Well, the coach put her in as striker and mid field and she scored two goals already! The first goals she ever scored!! Can't make it up and I can't help but have a little of a wicked smile when she did! It was probably in the top 5 happiest days of my life when she scored her first goal which was a beauty of a shot! She scored her second today and was the only goal our team scored. I am happy the coaches took my suggestion but on the other hand still seeing other girls playing the same position for the most part with the same core group of girls. I was hoping he would switch the lineups and let the girls play not just other positions but with other girls but I guess one can't have it all. Other than my daughter switching positions, her friend who used to only play goalie, started playing midfielder after her Mom and my wife spoke and she told her daughter to speak up and ask to play other positions.

I did get in touch with the other coach from the summer camp she was in and he said he would love to have her on his team. I decided to keep her on this team to close the season out but will give it serious thought to join the other team next year. Will see how things go and would like to get a better feel of the other coach and his philosophy first.

I am so happy that she is building her self confidence and believing in herself. It is such a turnaround! Imagine that? Now it would be nice if he took the same approach for the other girls as well!!

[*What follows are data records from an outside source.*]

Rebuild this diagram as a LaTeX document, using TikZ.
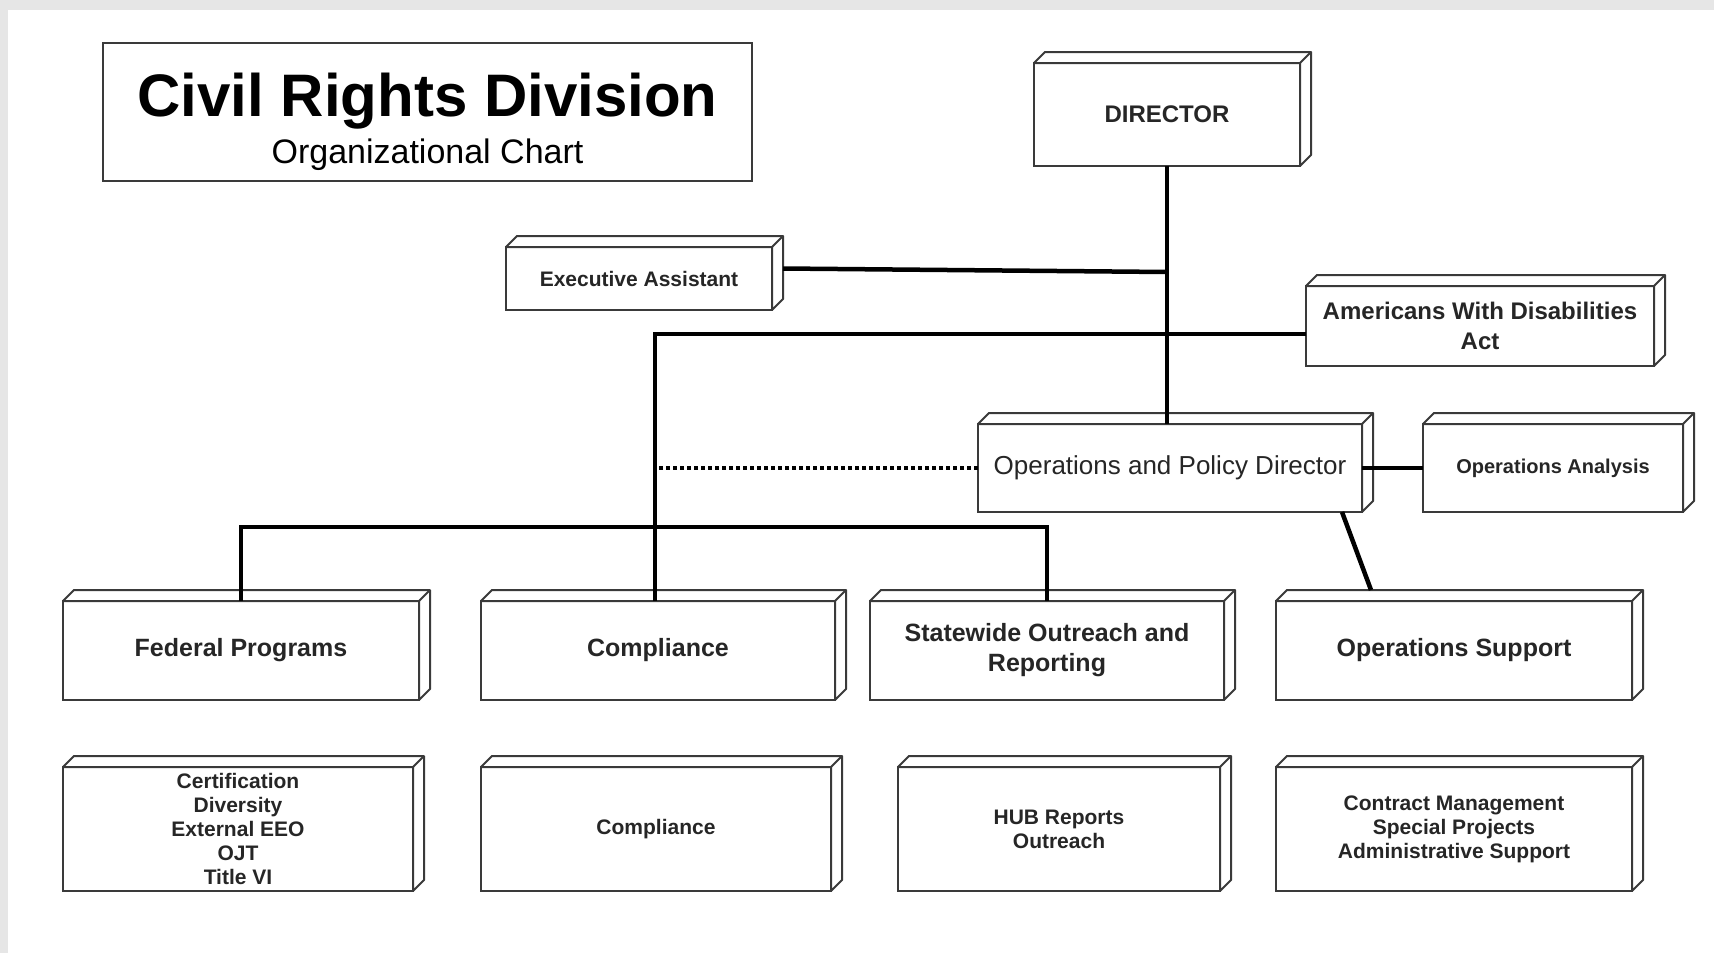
\documentclass[tikz,border=0pt]{standalone}
\usepackage{fontspec}
\setmainfont{Liberation Sans}
\definecolor{boxc}{HTML}{3A3A3A}
\definecolor{bggray}{HTML}{E6E6E6}
\newcommand{\extrude}[1]{%
  \draw[boxline, fill=white] (#1.north west) -- ++(11,-11) -- ([shift={(11,-11)}]#1.north east) -- ([shift={(11,-11)}]#1.south east) -- (#1.south east) -- (#1.north east) -- cycle;
  \draw[boxline] (#1.north east) -- ++(11,-11);}
\begin{document}
\begin{tikzpicture}[x=1pt,y=-1pt,
  boxline/.style={draw=boxc, line width=2pt, line join=round},
  box/.style={draw=boxc, line width=2pt, fill=white, inner sep=0pt, outer sep=0pt, align=center, text=black!85},
  fbig/.style={font=\fontsize{25}{30}\selectfont\bfseries},
  fsmall/.style={font=\fontsize{21}{24}\selectfont\bfseries},
  conn/.style={line width=4.5pt, black},
  dotline/.style={line width=4.5pt, black, dash pattern=on 4pt off 3pt}]
\useasboundingbox (0,0) rectangle (1714,953);
\fill[bggray] (0,0) rectangle (1714,953);
\fill[white] (8,10) rectangle (1714,953);

% title
\node[draw=boxc, line width=2pt, fill=white, minimum width=649pt, minimum height=138pt, inner sep=0pt] (title) at (427.5,112) {};
\node[font=\fontsize{60}{60}\selectfont\bfseries, inner sep=0pt] (titleA) at (427.5,101) {Civil Rights Division};
\node[font=\fontsize{34}{40}\selectfont, inner sep=0pt] (titleB) at (427.5,155) {Organizational Chart};

% boxes
\node[box, minimum width=266pt, minimum height=103pt, font=\fontsize{24}{28}\selectfont\bfseries] (dir) at (1167,114.5) {DIRECTOR};
\extrude{dir}
\node[box, minimum width=266pt, minimum height=63pt, fsmall] (exec) at (639,278.5) {Executive Assistant};
\extrude{exec}
\node[box, minimum width=348pt, minimum height=80pt, font=\fontsize{24}{30}\selectfont\bfseries] (ada) at (1480,326) {Americans With Disabilities\\Act};
\extrude{ada}
\node[box, minimum width=384pt, minimum height=88pt, font=\fontsize{26}{30}\selectfont] (opd) at (1170,468) {Operations and Policy Director};
\extrude{opd}
\node[box, minimum width=260pt, minimum height=88pt, font=\fontsize{20}{24}\selectfont\bfseries] (opa) at (1553,468) {Operations Analysis};
\extrude{opa}
\node[box, minimum width=356pt, minimum height=99pt, fbig] (fed) at (241,650.5) {Federal Programs};
\extrude{fed}
\node[box, minimum width=354pt, minimum height=99pt, fbig] (comp) at (658,650.5) {Compliance};
\extrude{comp}
\node[box, minimum width=354pt, minimum height=99pt, fbig] (sor) at (1047,650.5) {Statewide Outreach and\\Reporting};
\extrude{sor}
\node[box, minimum width=356pt, minimum height=99pt, fbig] (ops) at (1454,650.5) {Operations Support};
\extrude{ops}

\node[box, minimum width=350pt, minimum height=124pt, fsmall] (fedsub) at (238,829) {Certification\\Diversity\\External EEO\\OJT\\Title VI};
\extrude{fedsub}
\node[box, minimum width=350pt, minimum height=124pt, fsmall] (compsub) at (656,829) {Compliance};
\extrude{compsub}
\node[box, minimum width=322pt, minimum height=124pt, fsmall] (hub) at (1059,829) {HUB Reports\\Outreach};
\extrude{hub}
\node[box, minimum width=356pt, minimum height=124pt, fsmall] (csub) at (1454,829) {Contract Management\\Special Projects\\Administrative Support};
\extrude{csub}

% connectors
\coordinate (vx) at (655,334);
\draw[conn] (dir.south) -- (dir.south |- opd.north);
\draw[conn] ([shift={(11,-10)}]exec.east) -- (1167,272);
\draw[conn] ([yshift=-8pt]ada.west) -- (vx) -- (vx |- comp.north);
\draw[dotline] (opd.west) -- (opd.west -| vx);
\draw[conn] (fed.north) -- ++(0,-74) -| (sor.north);
\draw[conn] (opd.east) -- (opa.west);
\draw[conn] ([xshift=-20pt]opd.south east) -- ([shift={(95,-11)}]ops.north west);
\end{tikzpicture}
\end{document}
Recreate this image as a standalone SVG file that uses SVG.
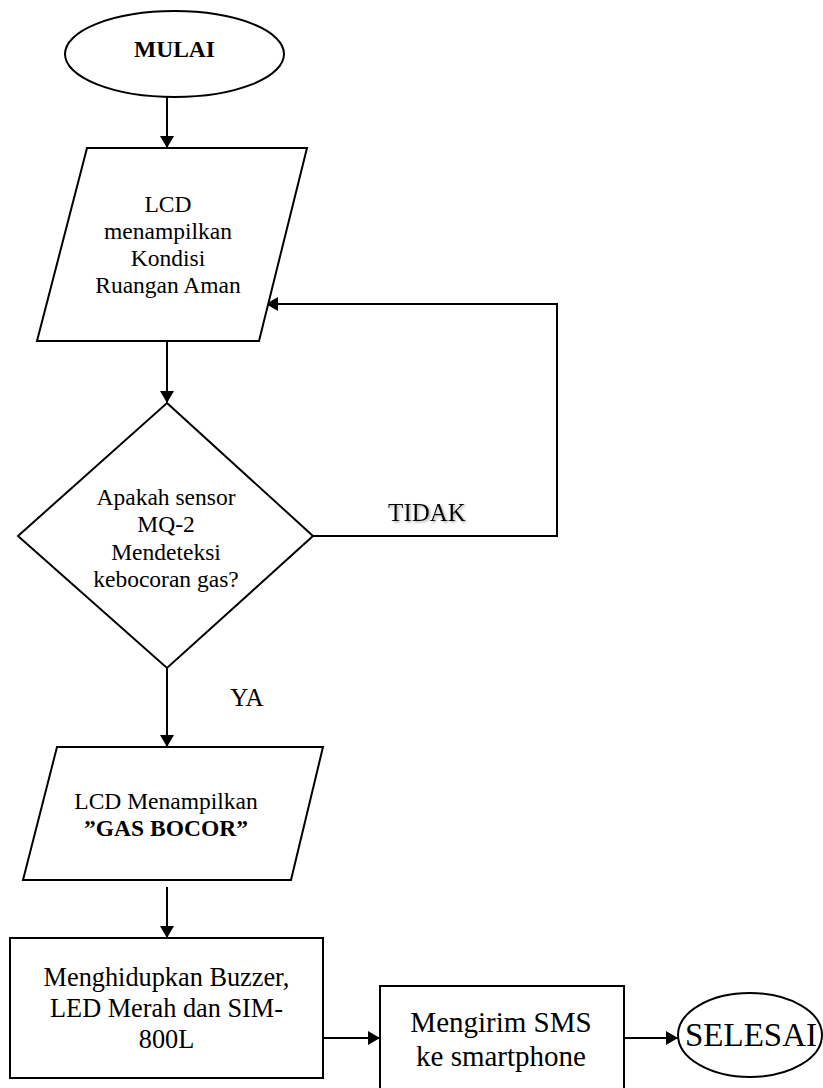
<svg xmlns="http://www.w3.org/2000/svg" width="823" height="1088" viewBox="0 0 823 1088">
<style>
.s{fill:#fff;stroke:#000;stroke-width:2}
.c{fill:none;stroke:#000;stroke-width:2}
text{fill:#000;text-anchor:middle;font-family:'Liberation Serif','DejaVu Serif',serif}
.t{font-size:23.5px}
.b{font-weight:bold}
.lbl{font-size:25px}
</style>
<defs>
<marker id="ah" markerUnits="userSpaceOnUse" markerWidth="12" markerHeight="14" viewBox="0 0 12 14" refX="12" refY="7" orient="auto">
<path d="M0,0 L12,7 L0,14 z" fill="#000"/>
</marker>
<filter id="sh" x="-10%" y="-10%" width="130%" height="140%">
<feDropShadow dx="1.5" dy="1.5" stdDeviation="0.8" flood-color="#888" flood-opacity="0.7"/>
</filter>
</defs>
<rect width="823" height="1088" fill="#fff"/>
<g id="connectors">
<line class="c" x1="167" y1="97" x2="167" y2="148" marker-end="url(#ah)"/>
<line class="c" x1="167" y1="341" x2="167" y2="403" marker-end="url(#ah)"/>
<polyline class="c" points="313,536 557,536 557,304 266,304" marker-end="url(#ah)"/>
<line class="c" x1="167" y1="668" x2="167" y2="747" marker-end="url(#ah)"/>
<line class="c" x1="167" y1="887" x2="167" y2="938" marker-end="url(#ah)"/>
<line class="c" x1="323" y1="1038" x2="380" y2="1038" marker-end="url(#ah)"/>
<line class="c" x1="624" y1="1038" x2="678" y2="1038" marker-end="url(#ah)"/>
<text class="lbl" x="427" y="521" filter="url(#sh)">TIDAK</text>
<text class="lbl" x="247" y="706">YA</text>
</g>
<g id="mulai">
<ellipse class="s" cx="174.5" cy="54" rx="109.5" ry="43"/>
<text class="t b" x="174.5" y="57">MULAI</text>
</g>
<g id="lcd-aman">
<polygon class="s" points="87,148 307,148 259,341 37,341"/>
<text class="t" x="168" y="212">LCD</text>
<text class="t" x="168" y="239">menampilkan</text>
<text class="t" x="168" y="266">Kondisi</text>
<text class="t" x="168" y="293">Ruangan Aman</text>
</g>
<g id="decision">
<polygon class="s" points="167,403 313,536 167,668 18,536"/>
<text class="t" x="166" y="505">Apakah sensor</text>
<text class="t" x="166" y="532">MQ-2</text>
<text class="t" x="166" y="560">Mendeteksi</text>
<text class="t" x="166" y="587">kebocoran gas?</text>
</g>
<g id="lcd-bocor">
<polygon class="s" points="57,747 323,747 291,880 23,880"/>
<text class="t" x="166" y="809">LCD Menampilkan</text>
<text class="t b" x="166" y="836">”GAS BOCOR”</text>
</g>
<g id="buzzer">
<rect class="s" x="10" y="938" width="313" height="140"/>
<text x="166.5" y="986" font-size="26.3">Menghidupkan Buzzer,</text>
<text x="166.5" y="1017" font-size="26.3">LED Merah dan SIM-</text>
<text x="166.5" y="1048" font-size="26.3">800L</text>
</g>
<g id="sms">
<rect class="s" x="380" y="986" width="244" height="115"/>
<text x="501" y="1032" font-size="29">Mengirim SMS</text>
<text x="501" y="1066" font-size="29">ke smartphone</text>
</g>
<g id="selesai">
<ellipse class="s" cx="750" cy="1035" rx="72" ry="42"/>
<text x="751" y="1046" font-size="33">SELESAI</text>
</g>
</svg>
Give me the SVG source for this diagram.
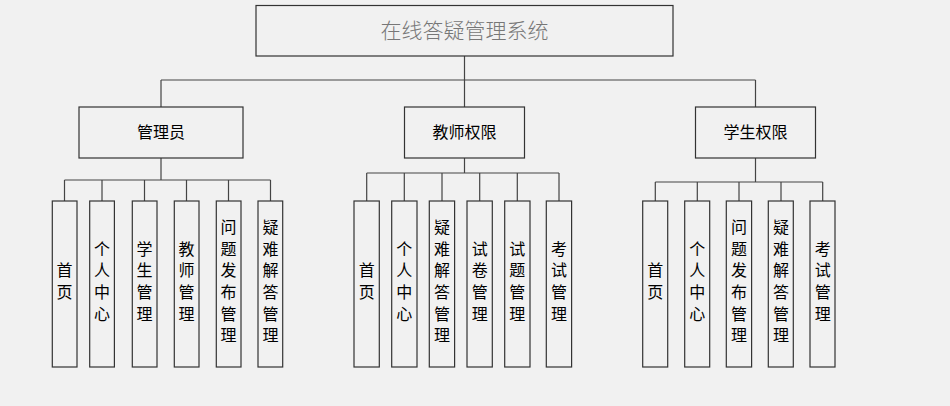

I'm glad things are looking up for your daughter. So sorry that the coaches aren't generalizing their lesson. Even from a totally cynical, results-oriented perspective, how much talent is languishing on the bench because of their short-sightedness?

sometimesdee wrote:

I'm glad things are looking up for your daughter. So sorry that the coaches aren't generalizing their lesson. Even from a totally cynical, results-oriented perspective, how much talent is languishing on the bench because of their short-sightedness?

Thanks! I absolutely agree with you. Sticking with the same lineup and positions is a big mistake that I think the coaches are making. So shortsighted, especially if pointed it out to them both.